Moroccan Scholars Offer Women’s Rights Talks

Moroccan Scholars Offer Women’s Rights Talks

11/05/2013 

Two upcoming talks at SUNY Cortland will consider women’s rights in the Middle East and North Africa with discussions led by a visiting couple from Morocco.

Soumia Boutkhil, a Moroccan scholar from Université Mohammed I Oujda, will present “The Challenges to Women’s Full Citizenship in Morocco,” at noon Tuesday, Nov. 12, in the Old Main Colloquium. Larbi Touaf, Boutkhil’s husband and the College’s Visiting Fulbright Scholar, will offer a talk titled “Democracy and Women’s Rights after the Arab Spring,” at 4:30 p.m. Wednesday, Nov. 13, in Moffett Center, Room 2125. His talk is part of the 2013-14 Rozanne M. Brooks Lecture Series at SUNY Cortland.

Both events are free and open to the public.

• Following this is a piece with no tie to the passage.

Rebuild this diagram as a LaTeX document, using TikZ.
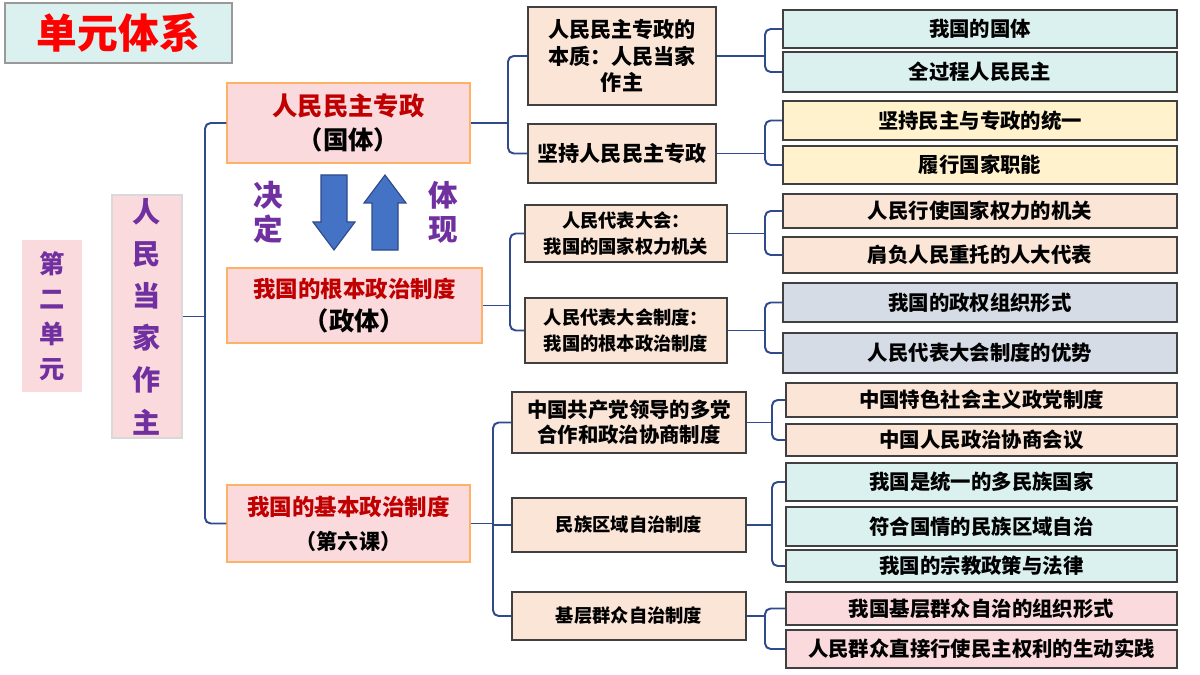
\documentclass[tikz,border=0pt]{standalone}
\usepackage{fontspec}
\setmainfont{Noto Sans CJK SC}[BoldFont={Noto Sans CJK SC Black}]
\usetikzlibrary{positioning}
\definecolor{peach}{HTML}{FBE5D6}
\definecolor{pinkb}{HTML}{FADADD}
\definecolor{cyanb}{HTML}{DAF1EF}
\definecolor{yelb}{HTML}{FFF2CC}
\definecolor{greyb}{HTML}{D6DCE5}
\definecolor{navy}{HTML}{2F4B8C}
\definecolor{arrblue}{HTML}{4472C4}
\definecolor{purp}{HTML}{7030A0}
\definecolor{redt}{HTML}{C00000}
\tikzset{
  box/.style={draw=black!75, thick, fill=peach, inner sep=0pt, align=center,
    font=\bfseries\fontsize{14.5}{17}\selectfont},
  big/.style={draw=orange!60, thick, fill=pinkb, inner sep=0pt, align=center,
    font=\bfseries\fontsize{18}{24}\selectfont},
  brk/.style={navy, line width=1.4pt, rounded corners=4pt}
}
% box by pixel corners
\newcommand\pbox[7][]{\node[box,#1,minimum width={(#5-#3)*0.025cm},
  minimum height={(#6-#4)*0.025cm}] (#2) at ({(#3+#5)/2},{(#4+#6)/2}) {#7};}
% bracket: from node, bracket x, top node, bottom node
\newcommand\linkbrk[4]{\coordinate (bx) at (#2,0);
  \draw[brk] (#3.west) -| (bx |- #4.west) -- (#4.west);
  \draw[brk] (#1.east) -- (bx |- #1.east);}
\begin{document}
\begin{tikzpicture}[x=0.025cm, y=-0.025cm]
\useasboundingbox[fill=white] (0,0) rectangle (1200,675);
% left column
\pbox[fill=cyanb, draw=black!40, font=\bfseries\fontsize{29}{30}\selectfont\color{red}]{title}{5}{3}{232}{63}{单元体系}
\pbox[fill=pinkb, draw=none, font=\bfseries\fontsize{18}{25}\selectfont\color{purp}]{unit}{22}{240}{82}{392}{第\\二\\单\\元}
\pbox[fill=pinkb, draw=black!15, font=\bfseries\fontsize{20}{30}\selectfont\color{purp}]{owner}{112}{195}{182}{438}{人\\民\\当\\家\\作\\主}
\pbox[big]{dict}{227}{83}{470}{163}{\textcolor{redt}{人民民主专政}\\（国体）}
\pbox[big]{fund}{227}{268}{482}{343}{{\color{redt}\fontsize{16}{22}\selectfont 我国的根本政治制度}\\（政体）}
\pbox[big]{basic}{227}{485}{470}{562}{{\color{redt}\fontsize{16}{22}\selectfont 我国的基本政治制度}\\{\fontsize{15}{22}\selectfont（第六课）}}
\linkbrk{owner}{205}{dict}{basic}
% arrows
\filldraw[fill=arrblue, draw=navy, thick] (321,175) -- (347,175) -- (347,222) -- (355,222)
  -- (334,250) -- (313,222) -- (321,222) -- cycle;
\filldraw[fill=arrblue, draw=navy, thick] (372,250) -- (398,250) -- (398,203) -- (406,203)
  -- (385,175) -- (364,203) -- (372,203) -- cycle;
\node[font=\bfseries\fontsize{21}{24}\selectfont, text=purp, align=center] (jd) at (268,212) {决\\定};
\node[font=\bfseries\fontsize{21}{24}\selectfont, text=purp, align=center] (tx) at (443,212) {体\\现};
% middle column
\pbox[font=\bfseries\fontsize{15}{19}\selectfont]{a1}{528}{7}{716}{105}{人民民主专政的\\本质：人民当家\\作主}
\pbox[font=\bfseries\fontsize{15}{19}\selectfont]{a2}{528}{124}{716}{183}{坚持人民民主专政}
\linkbrk{dict}{508}{a1}{a2}
\pbox[font=\bfseries\fontsize{13}{18}\selectfont]{b1}{525}{205}{727}{262}{人民代表大会：\\我国的国家权力机关}
\pbox[font=\bfseries\fontsize{13}{18}\selectfont]{b2}{525}{298}{727}{363}{人民代表大会制度：\\我国的根本政治制度}
\linkbrk{fund}{510}{b1}{b2}
\pbox[font=\bfseries\fontsize{14.5}{18}\selectfont]{c1}{512}{392}{746}{453}{中国共产党领导的多党\\合作和政治协商制度}
\pbox[font=\bfseries\fontsize{13}{16}\selectfont]{c2}{512}{498}{746}{552}{民族区域自治制度}
\pbox[font=\bfseries\fontsize{13}{16}\selectfont]{c3}{512}{592}{746}{640}{基层群众自治制度}
\linkbrk{basic}{493}{c1}{c3}
\draw[brk] (c2.west) -- (493,525);
% right column
\pbox[fill=cyanb]{r1}{783}{10}{1177}{48}{我国的国体}
\pbox[fill=cyanb]{r2}{783}{52}{1177}{92}{全过程人民民主}
\linkbrk{a1}{765}{r1}{r2}
\pbox[fill=yelb]{r3}{783}{101}{1177}{140}{坚持民主与专政的统一}
\pbox[fill=yelb]{r4}{783}{146}{1177}{184}{履行国家职能}
\linkbrk{a2}{765}{r3}{r4}
\pbox{r5}{783}{194}{1177}{228}{人民行使国家权力的机关}
\pbox{r6}{783}{237}{1177}{273}{肩负人民重托的人大代表}
\linkbrk{b1}{765}{r5}{r6}
\pbox[fill=greyb]{r7}{783}{283}{1177}{322}{我国的政权组织形式}
\pbox[fill=greyb]{r8}{783}{333}{1177}{373}{人民代表大会制度的优势}
\linkbrk{b2}{765}{r7}{r8}
\pbox{r9}{786}{383}{1177}{417}{中国特色社会主义政党制度}
\pbox{r10}{786}{424}{1177}{456}{中国人民政治协商会议}
\linkbrk{c1}{772}{r9}{r10}
\pbox[fill=cyanb]{r11}{786}{463}{1177}{501}{我国是统一的多民族国家}
\pbox[fill=cyanb]{r12}{786}{507}{1177}{546}{符合国情的民族区域自治}
\pbox[fill=cyanb]{r13}{786}{550}{1177}{582}{我国的宗教政策与法律}
\linkbrk{c2}{772}{r11}{r13}
\pbox[fill=pinkb]{r14}{786}{592}{1177}{625}{我国基层群众自治的组织形式}
\pbox[fill=pinkb]{r15}{786}{630}{1177}{668}{人民群众直接行使民主权利的生动实践}
\linkbrk{c3}{765}{r14}{r15}
\end{tikzpicture}
\end{document}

Boutkhil, an associate professor of English and the director of the Master’s Program in Gender, Society and Human Development at her institution, will discuss changes in family laws that have been passed within the last 10 years in Morocco along with the difficulties that came while putting those laws into effect. Those difficulties include the discretionary power of judges as well as the persistence of social practices such as polygamy and underage marriage.

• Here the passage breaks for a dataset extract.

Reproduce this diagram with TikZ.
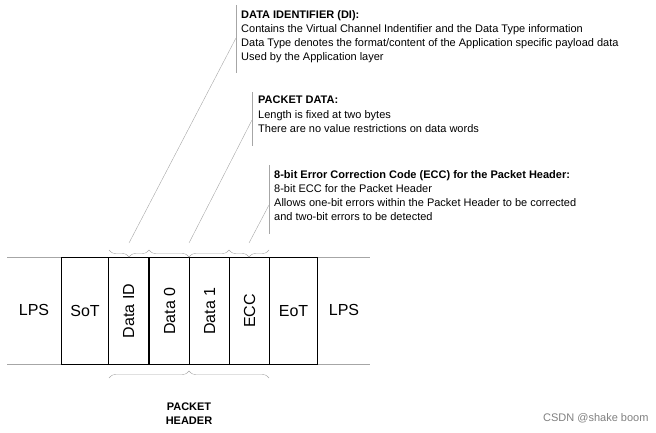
\documentclass[tikz,border=0pt]{standalone}
\usepackage{fontspec}
\setmainfont{Liberation Sans}
\usetikzlibrary{decorations.pathreplacing,positioning}
\tikzset{
  field/.style={draw, very thick, minimum height=107pt, inner sep=0pt, anchor=north west, font=\fontsize{16}{18}\selectfont},
  rfield/.style={field, minimum width=40pt},
  lane/.style={draw=gray!70, thick},
  lead/.style={draw=gray!70, thin},
  brc/.style={draw=gray!70, thin, decorate, decoration={brace, amplitude=7pt}},
  note/.style={anchor=north west, align=left, inner sep=0pt, font=\fontsize{11}{14.2}\selectfont},
}
\begin{document}
\begin{tikzpicture}[x=1pt, y=-1pt]
  \useasboundingbox (0,0) rectangle (656,433);
  % lanes
  \coordinate (la) at (7,257);
  \coordinate (lb) at (370,257);
  \coordinate (lc) at (7,364);
  \coordinate (ld) at (370,364);
  \draw[lane] (la) -- (lb);
  \draw[lane] (lc) -- (ld);
  % fields
  \node[field, minimum width=47pt] (sot) at (61,257) {SoT};
  \node[rfield] (did) at (108,257) {\rotatebox{90}{Data ID}};
  \node[rfield] (d0) at (149,257) {\rotatebox{90}{Data 0}};
  \node[rfield] (d1) at (189,257) {\rotatebox{90}{Data 1}};
  \node[rfield] (ecc) at (229,257) {\rotatebox{90}{ECC}};
  \node[field, minimum width=48pt] (eot) at (269,257) {EoT};
  \node[font=\fontsize{16}{18}\selectfont] (lps1) at (34,310) {LPS};
  \node[font=\fontsize{16}{18}\selectfont] (lps2) at (344,310) {LPS};
  % braces
  \coordinate (b1) at (109,250);
  \coordinate (b2) at (149,250);
  \coordinate (b3) at (229,250);
  \coordinate (b4) at (269,250);
  \draw[brc] (b2) -- (b1) coordinate[midway, yshift=7pt] (t1);
  \draw[brc] (b3) -- (b2) coordinate[midway, yshift=7pt] (t2);
  \draw[brc] (b4) -- (b3) coordinate[midway, yshift=7pt] (t3);
  \coordinate (hb1) at (269,378);
  \coordinate (hb2) at (109,378);
  \draw[brc] (hb2) -- (hb1);
  \node[align=center, font=\bfseries\fontsize{11}{14}\selectfont] (hdr) at (189,414) {PACKET\\HEADER};
  % notes
  \node[note] (di) at (241,10) {\textbf{DATA IDENTIFIER (DI):}\\
    Contains the Virtual Channel Indentifier and the Data Type information\\
    Data Type denotes the format/content of the Application specific payload data\\
    Used by the Application layer};
  \node[note] (pd) at (258,96) {\textbf{PACKET DATA:}\\
    Length is fixed at two bytes\\
    There are no value restrictions on data words};
  \node[note] (ec) at (274,170) {\textbf{8-bit Error Correction Code (ECC) for the Packet Header:}\\
    8-bit ECC for the Packet Header\\
    Allows one-bit errors within the Packet Header to be corrected\\
    and two-bit errors to be detected};
  % leaders
  \coordinate (v1a) at (236,5);
  \coordinate (v1b) at (236,73);
  \coordinate (v2a) at (252,92);
  \coordinate (v2b) at (252,146);
  \coordinate (v3a) at (269,165);
  \coordinate (v3b) at (269,234);
  \draw[lead] (v1a) -- (v1b);
  \draw[lead] (v2a) -- (v2b);
  \draw[lead] (v3a) -- (v3b);
  \draw[lead] (t1) -- (236,38);
  \draw[lead] (t2) -- (252,120);
  \draw[lead] (t3) -- (269,205);
  \node[gray, anchor=east, font=\fontsize{11}{13}\selectfont] (wm) at (652,418) {CSDN @shake boom};
\end{tikzpicture}
\end{document}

Like her husband, Boutkhil is a Fulbright Scholar, having studied at Rutgers University in 2008. She is the co-editor of several edited books and many articles pertaining to her academic specialties, which include women and gender studies, feminist theory and postcolonial literature and theory.

Her talk is supported by the College’s Institute for Civic Engagement, the Center for Gender and Intercultural Studies and the Clark Center for International Education.

Touaf, who also is an associate professor of English at Université Mohammed I Oujda, came to SUNY Cortland to study its Institute for Civic Engagement as a model for service-learning and the creation of strong campus and community partnerships.

His latest talk, however, will examine the aftermath of the Arab Spring demonstrations and protests, specifically as they relate to women in parts of the Middle East and North Africa. This year’s Brooks lectures are centered on the theme of “Cultures in Conflict, Pathways to Resolution.”

Touaf first visited the United States as a teenager and returned for graduate work at the University at Buffalo. He was first introduced to SUNY Cortland in 2011 while he served as a Visiting Fellow in Syracuse University’s Maxwell School of Citizenship and Public Affairs.

His research interests and areas of expertise include postcolonial studies; English and French languages; Maghreb, or Northwest African, and Middle Eastern studies; and youth civic engagement. Touaf has five edited volumes along with numerous articles and book chapters, published in both English and French, to his credit.